If you suspect a predatory tow, document everything: photograph the lot, the signage (or lack of it), and any posted rates. Ask the storage facility for an itemized invoice. Report the tow to your state attorney general’s consumer protection division and the local agency that licenses tow operators. These complaints create a paper trail that strengthens your hearing and may trigger an investigation.

What Impoundment Typically Costs

The financial hit from an impoundment stacks up from multiple charges. Towing fees alone generally fall between $100 and $300, with higher rates for after-hours tows or larger vehicles. Daily storage fees then accumulate at $20 to $50 per day, depending on the facility and your location.

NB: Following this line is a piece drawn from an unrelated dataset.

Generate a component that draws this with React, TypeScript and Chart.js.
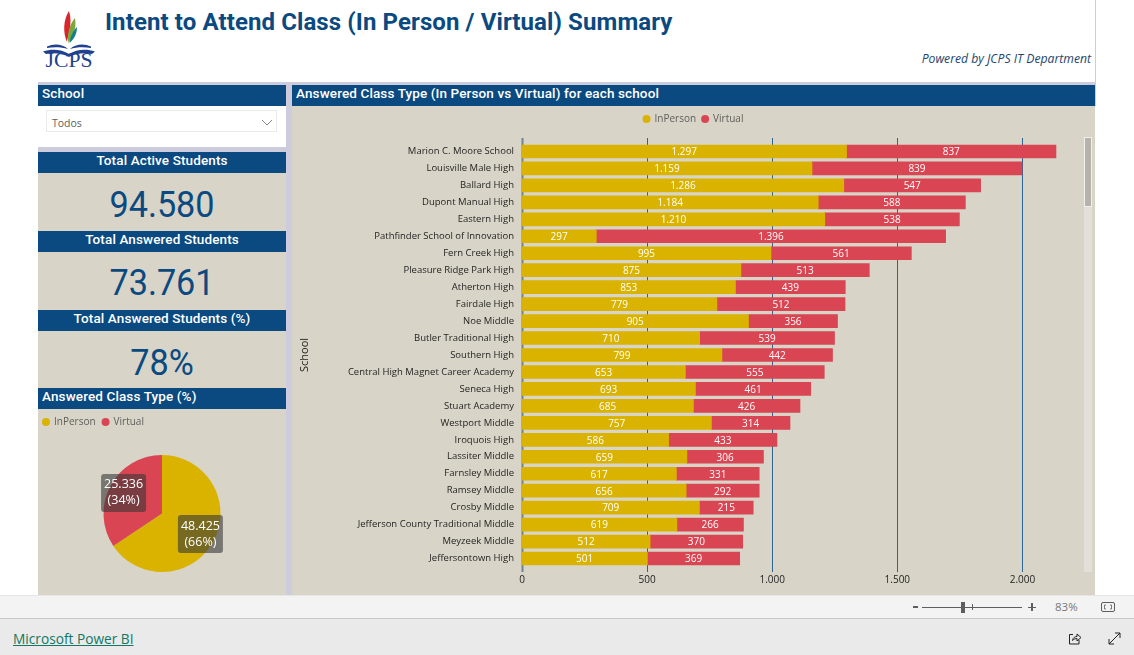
import React, { useEffect, useRef } from "react";
import { Chart, registerables } from "chart.js";

Chart.register(...registerables);

const schools = [
  "Marion C. Moore School", "Louisville Male High", "Ballard High", "Dupont Manual High", "Eastern High",
  "Pathfinder School of Innovation", "Fern Creek High", "Pleasure Ridge Park High", "Atherton High", "Fairdale High",
  "Noe Middle", "Butler Traditional High", "Southern High", "Central High Magnet Career Academy", "Seneca High",
  "Stuart Academy", "Westport Middle", "Iroquois High", "Lassiter Middle", "Farnsley Middle",
  "Ramsey Middle", "Crosby Middle", "Jefferson County Traditional Middle", "Meyzeek Middle", "Jeffersontown High",
];
const inPerson = [1297, 1159, 1286, 1184, 1210, 297, 995, 875, 853, 779, 905, 710, 799, 653, 693, 685, 757, 586, 659, 617, 656, 709, 619, 512, 501];
const virtual = [837, 839, 547, 588, 538, 1396, 561, 513, 439, 512, 356, 539, 442, 555, 461, 426, 314, 433, 306, 331, 292, 215, 266, 370, 369];
const pieLabels = ["InPerson", "Virtual"];
const pieValues = [48425, 25336];
const pieShares = ["66%", "34%"];
const xTicks = [0, 500, 1000, 1500, 2000];

const GOLD = "#DAB300";
const RED = "#D94552";
const BEIGE = "#D8D4C8";
const NAVY = "#0A4A80";
const LAV = "#CCCCDC";
const TEXT_FONT = "'Open Sans'";
const HEAD_FONT = "Roboto";

const fmt = (n: number) => String(n).replace(/\B(?=(\d{3})+(?!\d))/g, ".");

const barExtras = {
  id: "barExtras",
  beforeDatasetsDraw(chart: any) {
    const { ctx, scales } = chart;
    ctx.save();
    xTicks.forEach((t) => {
      const x = Math.round(scales.x.getPixelForValue(t)) + 0.5;
      ctx.beginPath();
      ctx.strokeStyle = t === 0 ? "#6F8296" : "#2F6490";
      ctx.lineWidth = t === 0 ? 2 : 1;
      ctx.moveTo(x, chart.chartArea.top - 5);
      ctx.lineTo(x, chart.chartArea.bottom + 5);
      ctx.stroke();
    });
    ctx.restore();
  },
  afterDatasetsDraw(chart: any) {
    const { ctx } = chart;
    ctx.save();
    ctx.font = `10px ${TEXT_FONT}`;
    ctx.fillStyle = "#FFFFFF";
    ctx.textAlign = "center";
    ctx.textBaseline = "middle";
    chart.data.datasets.forEach((ds: any, i: number) => {
      chart.getDatasetMeta(i).data.forEach((bar: any, j: number) => {
        const c = bar.getCenterPoint();
        ctx.fillText(fmt(ds.data[j]), c.x, c.y + 1);
      });
    });
    ctx.restore();
  },
};

const pieExtras = {
  id: "pieExtras",
  afterDatasetsDraw(chart: any) {
    const { ctx } = chart;
    const arcs = chart.getDatasetMeta(0).data;
    ctx.save();
    ctx.font = `12.5px ${TEXT_FONT}`;
    ctx.textAlign = "center";
    ctx.textBaseline = "middle";
    arcs.forEach((arc: any, i: number) => {
      const mid = (arc.startAngle + arc.endAngle) / 2;
      const r = arc.outerRadius * 0.745;
      const x = arc.x + Math.cos(mid) * r;
      const y = arc.y + Math.sin(mid) * r;
      ctx.fillStyle = "rgba(55,55,55,0.6)";
      ctx.beginPath();
      ctx.roundRect(x - 22.5, y - 19, 45, 38, 3);
      ctx.fill();
      ctx.fillStyle = "#FFFFFF";
      ctx.fillText(fmt(pieValues[i]), x, y - 8);
      ctx.fillText(`(${pieShares[i]})`, x, y + 8);
    });
    ctx.restore();
  },
};

const box = (l: number, t: number, w: number, h: number, bg: string): React.CSSProperties => ({
  position: "absolute", left: l, top: t, width: w, height: h, background: bg,
});

function Header({ l, t, w, text, center }: { l: number; t: number; w: number; text: string; center?: boolean }) {
  return (
    <div style={{
      ...box(l, t, w, 21, NAVY), color: "#fff", font: `500 13.5px ${HEAD_FONT}`, letterSpacing: 0.12, lineHeight: "17px",
      textAlign: center ? "center" : "left", paddingLeft: center ? 0 : 4, boxSizing: "border-box", whiteSpace: "nowrap",
    }}>{text}</div>
  );
}

function Kpi({ top, text }: { top: number; text: string }) {
  return (
    <div style={{
      position: "absolute", left: 38, width: 248, top, textAlign: "center", color: NAVY,
      font: `400 36px ${HEAD_FONT}`, lineHeight: "40px", transform: "scaleX(0.95)",
    }}>{text}</div>
  );
}

function Logo() {
  return (
    <svg style={{ position: "absolute", left: 40, top: 8, overflow: "visible" }} width="58" height="64" viewBox="0 0 58 64">
      <path d="M29 3 C23 12 23 25 27 34 C28 27 33 16 29 3Z" fill="#D8262F" />
      <path d="M35 10 C29 17 27 27 28.5 35 C32 29 37 22 35 10Z" fill="#7FA63B" />
      <path d="M37 19 C33 23 30 29 29.5 35 C33 32 37 27 37 19Z" fill="#12808C" />
      <path d="M3 43.5 C12 40.5 22 41.5 29 46 C36 41.5 46 40.5 55 43.5 L52 46 C44 44.5 36 45.5 29 49 C22 45.5 14 44.5 6 46Z" fill="#20418F" />
      <path d="M7 38.5 C14 35 23 36 28 41 C22 39 14 38.5 7 40Z M51 38.5 C44 35 35 36 30 41 C36 39 44 38.5 51 40Z" fill="#20418F" />
      <text x="29" y="59" textAnchor="middle" fontFamily="'Liberation Serif'" fontSize="21" fill="#20418F" textLength="47" lengthAdjust="spacingAndGlyphs">JCPS</text>
    </svg>
  );
}

export default function App() {
  const barRef = useRef<HTMLCanvasElement>(null);
  const pieRef = useRef<HTMLCanvasElement>(null);

  useEffect(() => {
    const bar = new Chart(barRef.current!, {
      type: "bar",
      data: {
        labels: schools,
        datasets: [
          { label: "InPerson", data: inPerson, backgroundColor: GOLD, barThickness: 13, stack: "a" },
          { label: "Virtual", data: virtual, backgroundColor: RED, barThickness: 13, stack: "a" },
        ],
      },
      options: {
        indexAxis: "y",
        animation: false,
        responsive: false,
        layout: { autoPadding: false, padding: { top: 2 } },
        plugins: {
          tooltip: { enabled: false },
          legend: {
            display: true,
            position: "top",
            labels: {
              usePointStyle: true, boxWidth: 6, boxHeight: 5.66, padding: 6,
              color: "#605E5C", font: { family: TEXT_FONT, size: 10 },
            },
          },
        },
        scales: {
          x: {
            type: "linear", stacked: true, min: 0, max: 2290,
            grid: { display: false, drawTicks: false },
            border: { display: false },
            afterBuildTicks: (s: any) => { s.ticks = xTicks.map((value) => ({ value })); },
            afterFit: (s: any) => { s.height = 28; },
            ticks: {
              padding: 7, maxRotation: 0,
              color: "#252423", font: { family: TEXT_FONT, size: 10 },
              callback: (v: any) => fmt(Number(v)),
            },
          },
          spacer: {
            type: "linear", axis: "x", position: "top",
            grid: { display: false, drawTicks: false },
            border: { display: false },
            ticks: { display: false },
            afterFit: (s: any) => { s.height = 9; },
          },
          y: {
            type: "category", stacked: true,
            grid: { display: false, drawTicks: false },
            border: { display: false },
            afterFit: (s: any) => { s.width = 230; },
            title: { display: true, text: "School", color: "#252423", font: { family: TEXT_FONT, size: 11 }, padding: { top: 6, bottom: 0 } },
            ticks: { autoSkip: false, padding: 8, color: "#252423", font: { family: TEXT_FONT, size: 9.5 } },
          },
        },
      },
      plugins: [barExtras],
    } as any);

    const pie = new Chart(pieRef.current!, {
      type: "pie",
      data: {
        labels: pieLabels,
        datasets: [{ data: pieValues, backgroundColor: [GOLD, RED], borderWidth: 0 }],
      },
      options: {
        animation: false,
        responsive: false,
        radius: 58.5,
        layout: { autoPadding: false },
        plugins: {
          tooltip: { enabled: false },
          legend: {
            display: true,
            position: "top",
            align: "start",
            labels: {
              usePointStyle: true, boxWidth: 6, boxHeight: 5.66, padding: 7,
              color: "#605E5C", font: { family: TEXT_FONT, size: 10 },
            },
          },
        },
      },
      plugins: [pieExtras],
    } as any);

    return () => { bar.destroy(); pie.destroy(); };
  }, []);

  return (
    <div style={{ position: "fixed", left: 0, top: 0, width: 1134, height: 655, overflow: "hidden", background: "#fff" }}>
      <div style={box(38, 82, 1058, 3, LAV)} />
      <div style={box(1095, 0, 1, 106, LAV)} />
      <Logo />
      <div style={{ position: "absolute", left: 105, top: 6, color: NAVY, font: `700 24px ${HEAD_FONT}`, letterSpacing: 0.1, whiteSpace: "nowrap", lineHeight: "32px" }}>
        Intent to Attend Class (In Person / Virtual) Summary
      </div>
      <div style={{ position: "absolute", right: 43, top: 50, color: "#22456B", font: `italic 400 12.2px ${TEXT_FONT}`, whiteSpace: "nowrap" }}>
        Powered by JCPS IT Department
      </div>

      {/* left column */}
      <div style={box(38, 85, 254, 510, LAV)} />
      <div style={box(292, 85, 803, 510, BEIGE)} />
      <div style={box(38, 106, 248, 41, "#fff")} />
      <div style={box(38, 173, 248, 422, BEIGE)} />
      <Header l={38} t={85} w={248} text="School" />
      <div style={{ ...box(46, 110, 231, 22, "#fff"), border: "1px solid #EAEAEA", boxSizing: "border-box", color: "#605E5C", font: `10.5px ${TEXT_FONT}`, lineHeight: "24px", paddingLeft: 5 }}>Todos</div>
      <svg style={{ position: "absolute", left: 261, top: 119 }} width="12" height="7"><path d="M1 1 L6 6 L11 1" fill="none" stroke="#8A8886" /></svg>
      <Header l={38} t={152} w={248} text="Total Active Students" center />
      <Kpi top={185} text="94.580" />
      <Header l={38} t={231} w={248} text="Total Answered Students" center />
      <Kpi top={263} text="73.761" />
      <Header l={38} t={310} w={248} text="Total Answered Students (%)" center />
      <Kpi top={343} text="78%" />
      <Header l={38} t={388} w={248} text="Answered Class Type (%)" />
      <canvas ref={pieRef} width={252} height={180} style={{ position: "absolute", left: 36, top: 410, display: "block" }} />

      {/* right panel */}
      <Header l={292} t={85} w={803} text="Answered Class Type (In Person vs Virtual) for each school" />
      <canvas ref={barRef} width={803} height={489} style={{ position: "absolute", left: 292, top: 106, display: "block" }} />
      <div style={box(1084, 137, 8, 435, "#E2E0D8")} />
      <div style={{ ...box(1084, 137, 8, 70, "#B5B3AB"), border: "1px solid #F0EFEA", boxSizing: "border-box" }} />

      {/* zoom bar */}
      <div style={box(0, 595, 1134, 23, "#F3F3F3")} />
      <div style={box(0, 595, 1134, 1, "#E6E6E6")} />
      <div style={box(0, 618, 1134, 37, "#EAEAEA")} />
      <div style={box(0, 618, 1134, 1, "#C8C8C8")} />
      <div style={box(913, 606, 5, 2, "#605E5C")} />
      <div style={box(922, 607, 100, 1, "#605E5C")} />
      <div style={box(961, 602, 4, 11, "#605E5C")} />
      <div style={box(972, 604, 1, 6, "#605E5C")} />
      <div style={box(1028, 606.5, 8, 1.2, "#605E5C")} />
      <div style={box(1031.4, 603, 1.2, 8, "#605E5C")} />
      <div style={{ position: "absolute", left: 1055, top: 599, color: "#777", font: `11.5px ${TEXT_FONT}` }}>83%</div>
      <svg style={{ position: "absolute", left: 1101, top: 601 }} width="14" height="12" fill="none" stroke="#605E5C">
        <rect x="0.5" y="1.5" width="13" height="9" rx="1.5" />
        <path d="M3.5 6 V4 H5 M9 4 H10.5 V6 M3.5 6 V8 H5 M9 8 H10.5 V6" strokeWidth="0.8" />
      </svg>
      <a style={{ position: "absolute", left: 13, top: 629, color: "#117865", font: `500 13.7px ${TEXT_FONT}`, textDecoration: "underline", whiteSpace: "nowrap" }}>Microsoft Power BI</a>
      <svg style={{ position: "absolute", left: 1068, top: 632 }} width="14" height="13" fill="none" stroke="#222">
        <path d="M5 2.5 H1.5 V12 H11 V8" />
        <path d="M4.5 8.5 C5 5.5 7 4.5 9 4.5 V2 L13 5.5 L9 9 V6.5 C7.5 6.5 6 7 4.5 8.5Z" />
      </svg>
      <svg style={{ position: "absolute", left: 1108, top: 632 }} width="13" height="13" fill="none" stroke="#222">
        <path d="M1 12 L12 1 M7 1 H12 V6 M1 7 V12 H6" />
      </svg>
    </div>
  );
}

Roughly half the states cap non-consensual towing fees or storage rates, but the other half leave pricing largely unregulated, which means the same situation can cost you $150 in one city and $600 in another.

Administrative fees from the police department that ordered the tow add another layer, commonly $50 to $200. If you need a hearing, some jurisdictions charge a separate filing fee. All told, even a straightforward tow that gets resolved within a week can cost $400 to $800. Wait two or three weeks and the total can easily exceed $1,500. This is exactly why filing a hearing request immediately matters, even if you ultimately decide to pay and move on. The hearing pauses or eliminates the storage charges in many jurisdictions, and a successful challenge shifts the entire bill to the agency that ordered the tow.

Filing a Lawsuit for Wrongful Towing

Administrative hearings aren’t the only remedy. If your vehicle was wrongfully impounded by a government agency, you may have a federal civil rights claim under 42 U.S.C. § 1983, which makes any person acting under government authority liable for violating your constitutional rights.6Office of the Law Revision Counsel. 42 USC 1983 – Civil Action for Deprivation of Rights A successful § 1983 claim can recover compensatory damages for the towing and storage fees you paid, the value of any lost workdays, and the cost of alternative transportation. In egregious cases, punitive damages may be available. The statute also allows courts to award attorney fees to the winning party, which makes it easier to find a lawyer willing to take the case.

For disputes with private tow companies rather than government actors, small claims court is usually the most practical route. You can sue to recover towing and storage fees, the cost of repairing any damage to your vehicle during the tow, and the value of personal property that was lost or damaged while in the lot’s custody. Small claims filing fees are modest and you represent yourself, so the cost of pursuing the case is low relative to the potential recovery. Check your jurisdiction’s small claims dollar limit, which typically ranges from $2,500 to $10,000, to confirm your total damages fit within the cap.